After you’ve gone through your home and planned meals around using up what you have, and only adding items to your grocery list that are required to complete the meal,  look at local sales and if you can, plan the rest of your meals around sale items. For instance this week lean ground beef might be on sale, look for recipes that include this meat (stuffed peppers, tacos, meatloaf for example). This will vary greatly around dietary preferences and requirements too but you get the drift, if it’s on sale, and you eat it, plan to eat the particular item this week.

Make you list and check it twice! Make sure you’ve added every single detail! If your recipe requires a pinch of thyme and you don’t have thyme, add it to the list, you need to make sure you buy everything.

The only exception I make to my regular meal planning, which is done in two week blocks, is that I buy produce weekly. I do one big grocery run and the following week allocate about $40 to top up a few items like bananas and lettuce since we usually consume it all or it ripens beyond eating.

With proper meal planning and sticking to our grocery budget, we spend, on average $400 per month for three mouths. This includes everything from our k-cups to bread. It requires effort but is the single best way to keep our budget under control!

Do you meal plan? Why/Why not?

38 thoughts on “Saving Thousands From Your Budget Per Year With One Easy Trick!

  1. Great point, and thanks for the reminder. In our house we really need to get better at this one. We live about a block from the grocery store and tend to just walk there every other day or so. It’s so convenient, but I think the lack of longer-term meal planning probably costs us more.

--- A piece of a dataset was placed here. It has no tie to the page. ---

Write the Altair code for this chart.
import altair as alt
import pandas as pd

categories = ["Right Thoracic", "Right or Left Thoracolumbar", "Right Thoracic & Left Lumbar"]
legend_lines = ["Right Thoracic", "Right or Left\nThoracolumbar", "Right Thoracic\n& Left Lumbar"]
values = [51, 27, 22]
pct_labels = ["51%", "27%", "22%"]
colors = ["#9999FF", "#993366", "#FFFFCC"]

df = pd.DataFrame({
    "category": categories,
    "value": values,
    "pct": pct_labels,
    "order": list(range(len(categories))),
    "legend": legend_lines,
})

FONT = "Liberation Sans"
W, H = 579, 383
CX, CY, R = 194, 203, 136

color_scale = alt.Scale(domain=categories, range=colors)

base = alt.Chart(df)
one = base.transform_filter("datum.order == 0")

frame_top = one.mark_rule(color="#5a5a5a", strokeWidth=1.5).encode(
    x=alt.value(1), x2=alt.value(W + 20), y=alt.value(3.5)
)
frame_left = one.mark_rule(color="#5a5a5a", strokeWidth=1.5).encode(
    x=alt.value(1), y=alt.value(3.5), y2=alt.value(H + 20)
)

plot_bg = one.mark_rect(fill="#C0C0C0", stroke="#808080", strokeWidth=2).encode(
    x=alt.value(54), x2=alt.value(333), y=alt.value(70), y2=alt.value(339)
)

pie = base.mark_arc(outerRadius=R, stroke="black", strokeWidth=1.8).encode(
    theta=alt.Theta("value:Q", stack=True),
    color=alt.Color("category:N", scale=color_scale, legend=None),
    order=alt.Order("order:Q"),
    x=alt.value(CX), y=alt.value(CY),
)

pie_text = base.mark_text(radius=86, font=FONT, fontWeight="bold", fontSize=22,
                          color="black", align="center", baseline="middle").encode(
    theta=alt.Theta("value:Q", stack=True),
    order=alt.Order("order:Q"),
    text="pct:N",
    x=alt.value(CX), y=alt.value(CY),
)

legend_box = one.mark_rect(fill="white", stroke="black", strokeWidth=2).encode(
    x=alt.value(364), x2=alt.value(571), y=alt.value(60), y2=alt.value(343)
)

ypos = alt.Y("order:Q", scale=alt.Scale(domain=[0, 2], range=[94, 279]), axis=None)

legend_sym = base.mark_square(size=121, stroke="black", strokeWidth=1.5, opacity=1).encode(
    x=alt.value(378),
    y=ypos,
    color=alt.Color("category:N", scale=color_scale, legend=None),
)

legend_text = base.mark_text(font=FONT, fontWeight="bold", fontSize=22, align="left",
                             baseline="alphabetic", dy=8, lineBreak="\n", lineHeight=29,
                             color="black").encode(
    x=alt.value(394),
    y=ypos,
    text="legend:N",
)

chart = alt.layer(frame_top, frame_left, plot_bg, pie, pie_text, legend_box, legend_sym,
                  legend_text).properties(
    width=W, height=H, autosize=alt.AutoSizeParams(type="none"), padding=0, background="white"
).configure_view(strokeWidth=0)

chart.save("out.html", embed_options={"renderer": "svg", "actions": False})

  2. Great tips! My wife and I meal plan a lot. It saves us a ton of money with little effort. If we don’t meal plan, we tend to eat out – which is a double whammy of cost and unhealthy choices – even though we have food in the house. It’s always the little things that cost us the most money.

  3. I have to meal plan. With six mouths to feed it’s a must. And I don’t do the grocery store anymore without a list. A list keeps me focused. I find it’s a game to me to get everything on my list and that game distracts me from thinking about buying other food products.

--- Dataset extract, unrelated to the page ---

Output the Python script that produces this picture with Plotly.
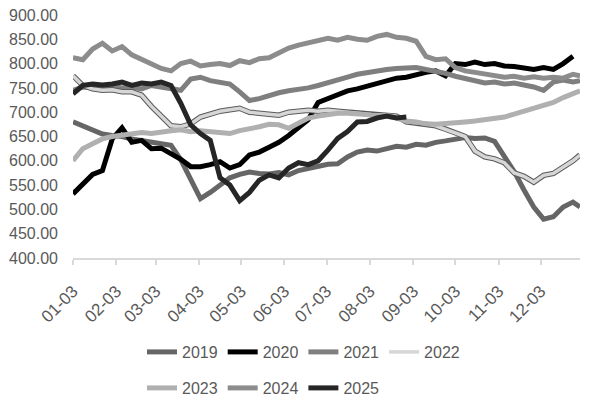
import plotly.graph_objects as go

# weekly sample days (month-day), same for every year
DAYS = ["01-03", "01-10", "01-17", "01-24", "01-31", "02-07", "02-14", "02-21", "02-28",
        "03-07", "03-14", "03-21", "03-28", "04-04", "04-11", "04-18", "04-25", "05-02",
        "05-09", "05-16", "05-23", "05-30", "06-06", "06-13", "06-20", "06-27", "07-04",
        "07-11", "07-18", "07-25", "08-01", "08-08", "08-15", "08-22", "08-29", "09-05",
        "09-12", "09-19", "09-26", "10-03", "10-10", "10-17", "10-24", "10-31", "11-07",
        "11-14", "11-21", "11-28", "12-05", "12-12", "12-19", "12-26", "12-31"]

TICK_LABELS = ["01-03", "02-03", "03-03", "04-03", "05-03", "06-03",
               "07-03", "08-03", "09-03", "10-03", "11-03", "12-03"]
Y_TICKS = [400, 450, 500, 550, 600, 650, 700, 750, 800, 850, 900]

YEARS = ["2019", "2020", "2021", "2022", "2023", "2024", "2025"]

y2019 = [680, 671, 664, 655, 652, 650, 645, 642, 638, 636, 632, 602, 560, 522, 535, 550, 565,
         572, 577, 574, 573, 576, 571, 580, 584, 590, 593, 594, 608, 618, 622, 620, 626, 630,
         628, 634, 632, 638, 641, 644, 648, 646, 647, 640, 608, 578, 540, 505, 480, 485, 505,
         515, 505]
y2020 = [532, 552, 572, 580, 645, 668, 638, 642, 625, 626, 615, 603, 588, 588, 592, 598, 585,
         592, 612, 618, 628, 638, 652, 668, 685, 720, 728, 738, 744, 748, 754, 760, 764, 770,
         772, 778, 782, 785, 775, 800, 798, 803, 798, 800, 795, 794, 790, 788, 792, 788, 800,
         815, None]
y2021 = [745, 752, 750, 748, 754, 750, 752, 748, 755, 752, 750, 745, 768, 772, 765, 762, 758,
         742, 724, 728, 735, 740, 744, 746, 750, 755, 760, 765, 772, 778, 782, 786, 788, 790,
         792, 792, 788, 785, 780, 774, 770, 765, 760, 762, 758, 760, 756, 752, 745, 762, 766,
         762, 765]
y2022 = [775, 755, 748, 745, 746, 742, 742, 735, 712, 692, 672, 670, 676, 690, 696, 702, 705,
         708, 700, 698, 696, 694, 700, 702, 704, 702, 704, 702, 700, 698, 696, 694, 694, 692,
         680, 678, 676, 672, 665, 658, 650, 620, 608, 604, 596, 575, 568, 556, 570, 574, 586,
         600, 612]
y2023 = [600, 625, 635, 645, 650, 652, 654, 658, 656, 660, 662, 664, 660, 662, 660, 658, 656,
         662, 665, 670, 675, 674, 667, 678, 688, 692, 696, 698, 698, 697, 695, 692, 692, 688,
         682, 680, 676, 675, 676, 677, 680, 682, 685, 688, 690, 696, 702, 706, 712, 720, 730,
         738, 744]
y2024 = [812, 808, 830, 842, 826, 835, 818, 808, 800, 790, 785, 800, 805, 795, 798, 800, 796,
         806, 802, 810, 812, 822, 832, 838, 842, 848, 852, 848, 854, 850, 848, 856, 860, 854,
         852, 846, 815, 808, 810, 792, 785, 782, 779, 776, 772, 774, 770, 773, 770, 772, 770,
         778, 775]
y2025 = [738, 755, 758, 756, 758, 762, 755, 760, 758, 762, 755, 718, 674, 656, 642, 565, 550,
         518, 535, 560, 571, 565, 585, 596, 592, 600, 622, 646, 660, 680, 681, 688, 692, 688,
         690, None, None, None, None, None, None, None, None, None, None, None, None, None,
         None, None, None, None, None]

SERIES = dict(zip(YEARS, [y2019, y2020, y2021, y2022, y2023, y2024, y2025]))
COLORS = {"2019": "#666666", "2020": "#000000", "2021": "#7f7f7f", "2022": "#d6d6d6",
          "2023": "#b0b0b0", "2024": "#8c8c8c", "2025": "#262626"}
TEXT = "#595959"
AXIS = "#d9d9d9"

dates = ["2001-" + d for d in DAYS]

fig = go.Figure()
for year in YEARS:
    legend = "legend" if year <= "2022" else "legend2"
    width = 5
    if year == "2022":
        # dark outline under the light 2022 line
        fig.add_trace(go.Scatter(x=dates, y=SERIES[year], mode="lines", showlegend=False,
                                 line=dict(color="#5a5a5a", width=5.5), hoverinfo="skip"))
        width = 3.5
    fig.add_trace(go.Scatter(x=dates, y=SERIES[year], name=year, mode="lines",
                             line=dict(color=COLORS[year], width=width), legend=legend))

legend_style = dict(orientation="h", xref="container", yref="container", xanchor="left",
                    yanchor="middle", font=dict(family="Liberation Sans", size=16, color=TEXT),
                    bgcolor="rgba(0,0,0,0)", itemwidth=30)

fig.update_layout(
    width=589, height=400,
    margin=dict(l=73, r=9, t=15, b=142, autoexpand=False),
    paper_bgcolor="white", plot_bgcolor="white",
    font=dict(family="Liberation Sans", color=TEXT),
    xaxis=dict(type="date", range=["2001-01-03", "2001-12-31"], automargin=False,
               tickvals=["2001-" + t for t in TICK_LABELS], ticktext=TICK_LABELS,
               tickangle=-45, tickfont=dict(size=17, color=TEXT), ticklabelstandoff=10,
               ticks="outside", ticklen=5, tickcolor=AXIS, tickwidth=1.5,
               showline=True, linecolor=AXIS, linewidth=1.5, showgrid=False, zeroline=False),
    yaxis=dict(range=[400, 900], tickvals=Y_TICKS, tickformat=".2f", automargin=False,
               tickfont=dict(size=16, color=TEXT), ticklabelstandoff=14,
               showgrid=False, zeroline=False, showline=False),
    legend=dict(legend_style, x=142 / 589, y=1 - 352 / 400),
    legend2=dict(legend_style, x=142 / 589, y=1 - 388 / 400),
    showlegend=True,
)

# page has a default body margin; drop it so the figure sits at the window corner
fig.write_html("out.html", config={"displayModeBar": False},
               post_script="document.body.style.margin = '0';")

  4. I have a friend who came over one evening and commented that they just bought $250 worth of stuff at the grocery store, but can’t think of more than three meals they could make with it. I have no idea how that could happen….OR how they could go to the grocery store without any kind of a plan. The meal plan is the foundation for the list I take to the grocery store!

  5. We definitely plan our meals. At least 1-2 meals per week are tied to the specials we can find that week. Other meals usually involve products we may have stocked up on. It definitely helps save money.

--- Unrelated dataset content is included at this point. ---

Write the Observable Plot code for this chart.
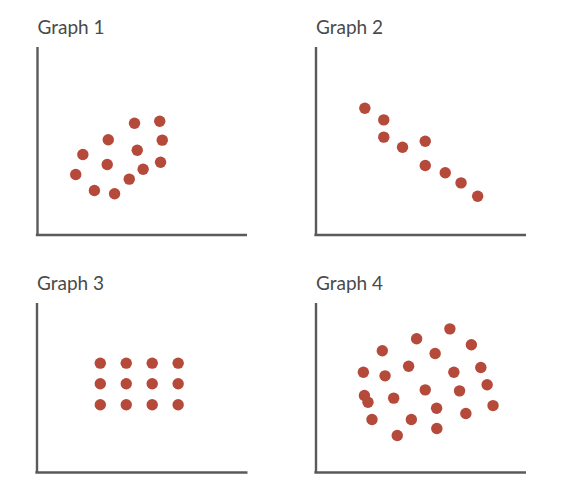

  6. we meal plan and go grocery shopping on a weekly basis. I wish we could plan even farther in advance and only have to shop once every two weeks or even once a month. I know a lot of people are able to make it work.

  7. We need to do this. For two people we’re spending around $600 and that seems a little high. We also get into the, “What should we have for dinner?” problem. Of course, not being the cook I’d have to convince my husband to get on board. 😉

  8. Ouch on the $1000/mo for groceries. We typically sit down as a family on Saturday or Sunday and decide on meals for the coming week. My wife makes up the shopping list for the meals we want, and then either she or I will go to the grocery store the next day. We try not to deviate from the shopping list, although we may buy things that are on really good sales that we know we will eat. We averaged $540/mo for our family of three. I am sure we could cut this down by another $100/mo, but we like fresh produce even in winter, and are willing to pay for it.

    • Agreed, the only reason we’re able to save on produce is that there is a local merchant who offers insanely low produce prices, prior to them being around we’d also be spending probably another $50/month.

  9. My wife and I started to plan our meals this year – okay, I’ll admit she plans them and organizes our coupons and makes the grocery list. But I do other things to help out. Having a meal plan has helped us make meals more predictable and avoids having to think of what to make and/or resort to grabbing food on the go which is almost always more expensive and less healthy. If you meal plan you can coupon more effectively as well, which has saved us a few thousand over the past two years.

    • Couponing is WAY different in the US than it is in Canada, not to say that we can’t get some deals but nothing like you guys can. I imagine it would save a ton of money!

  10. We had the SAME exact problem when we first got married. We did get it under control fairly quickly, but after having kids it has been much harder. When you’re tired and exhausted it’s so much easier to just go out and buy something. Lately we have been really good with meal planning, thanks for the tips!

  11. We don’t do a formal meal planning. We do a good job of being resourceful with what we have and minimizing the amount of stuff we throw out. It also helps that we have about 12 months of food storage, so we buy major staples and things we regularly eat when it is on sale.

  12. Oh I am all about this! I shop once a week on Sundays and then I cook for the week. It lets me keep fresh food in my fridge and it really helps my budget to buy in bulk and use the same ingredients for several dishes.

  13. I’ve been going out a bit more to eat as I’ve been doing mystery shopping dinner/lunches but with a chest freezer, I am better able to meal plan ahead of time. I do have to shop for produce more frequently (actually twice a week if I want fresh due to a crappy apartment fridge) but I’ve also incorporated more frozen veggies into my life to help during off season for produce.

    I still can easily spend $500 a month for two people which I’m working on cutting down significantly. I’m still working on the meal planning but I also am trying to buy higher quality meat which will probably eat up a lot of the savings.

  14. That’s crazy- I can’t imagine spending so much on food in one month, although I’m sure I did at times, before we got serious about our finances. We would go to Whole Foods about every other day and spend $50 on two meals. I’m very glad we changed our ways, and these are excellent tips here!

  15. Michelle says:

    I started this a few years ago and it helps with the food budget. At the first of the month, I buy 4 Walmart gift cards (one per Saturday) for $x amount (depending on what a reasonable amount is). I take one card to Walmart each Saturday and that is my food budget for the week. I may have to stop for milk or somthing occasionally during the week. It’s worked very well. The other trick is to put essentials in the big part of the buggy and treats in the top part and if there is some left over, then we get the treats, if not, then I rethink buying them!